Es una narración modélica en su género. Divertida, sorprendente, sutil y bruñida como un espejo
Digamos que es una narración modélica en su género. Divertida, sorprendente, sutil, muy wildeana y bruñida como un espejo que tiene más profundidad de lo que pudiera parecer a primera vista. Para alcanzar ese prodigioso equilibrio se suman dos ingredientes literarios: el cuento de fantasmas y Oscar Wilde. Esta original creación viene a confirmar una vez más el dicho de D'Ors de que lo que no es tradición es plagio. Con la larga tradición del cuento de fantasmas, Wilde, del que se ha llegado a afirmar que realmente su valor literario se apoya sobre todo en las narraciones cortas -"el maravilloso don de narrador", que decía G. B. Shaw-, ha tejido una deliciosa miniatura, sin un fallo en su composición. No es una obra maestra, sino una joya y no es una metáfora deslumbrante, sino un adjetivo precioso.
El pobre "fantasma de Canterville" nació bien arropado en la edad de oro del género, la época victoriana, coetáneo de los grandes autores irlandeses de la literatura fantástica, John Sheridan Le Fanu, Bram Stoker y M. R. James, que curiosamente estudiaron en el Trinity College, de Dublín, donde también estudió Wilde. En este clima se originaría nuestro querido fantasma, tratado con ternura y humor, como correspondía a las leyes del género, hijo tardío del Romanticismo, versión atenuada de los vampiros y última encarnación de la ghost story, "corta, realista y ligeramente humorística", como la califica el Dr. Llopis, el mejor especialista español del tema.
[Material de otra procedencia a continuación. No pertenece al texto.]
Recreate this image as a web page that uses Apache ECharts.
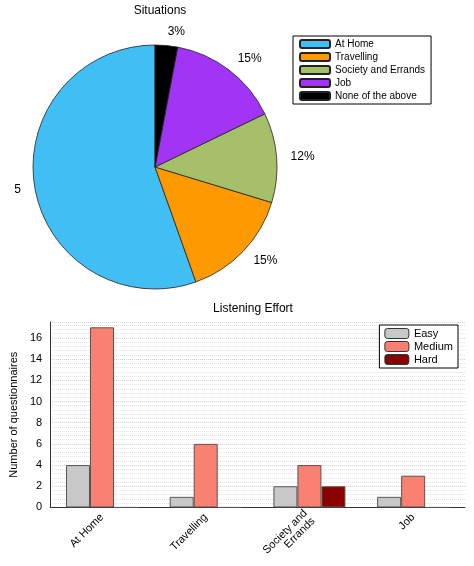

Con esta línea genealógica, la estética wildeana encontró en los cuentos, al margen del relumbrón de sus comedias, sus poemas autobiográficos y su Dorian Gray, su más original forma de expresión, en la que se conjugaban su consabido decadentismo y su ingenio iconoclasta, que nos hace olvidar su frecuente tentación de la frivolidad. Su eruptiva imaginación, embridada por la preceptiva brevedad del relato y asistida por los asombrosos recursos de su verbalidad desbordada, logra esta criatura literaria, narrativamente perfecta y divertidamente crítica. Porque ésta es otra. Las aventuras de nuestro "fantasma" ofrecen una segunda lectura, que va más allá de su ocasional encasillamiento genérico. Hay en su planteamiento y en su desarrollo una veta crítica de la cultura norteamericana, puesta en ridículo y objeto de ironías, que van desde la solfa de la manía publicitaria -¡ya a finales del XIX!- hasta las burlas del tópico carácter americano, emprendedor y expeditivo, que chocaba con las costumbres europeas. No obstante, este desprecio se redime por una angelical criatura, de la mejor América, que naturalmente se casa con un inglés y actúa de hada madrina del embrollo argumental para salvar al fantasma de la maldición que le persigue.
Pero esta presentación quedaría incompleta si no recordara algunas gracias verbales del texto, previsibles en Oscar Wilde y que hacen más atractiva su lectura, como, por ejemplo: "[los ingleses] lo tenemos todo en común con América hoy día, excepto la lengua, como es de suponer", o "sus únicas debilidades eran las gardenias y la patria; aparte de esto, era perfectamente sensato" o, finalmente, "conozco" -habla un americano- "infinidad de personas [americanas] que darían cien mil dólares por tener antepasados".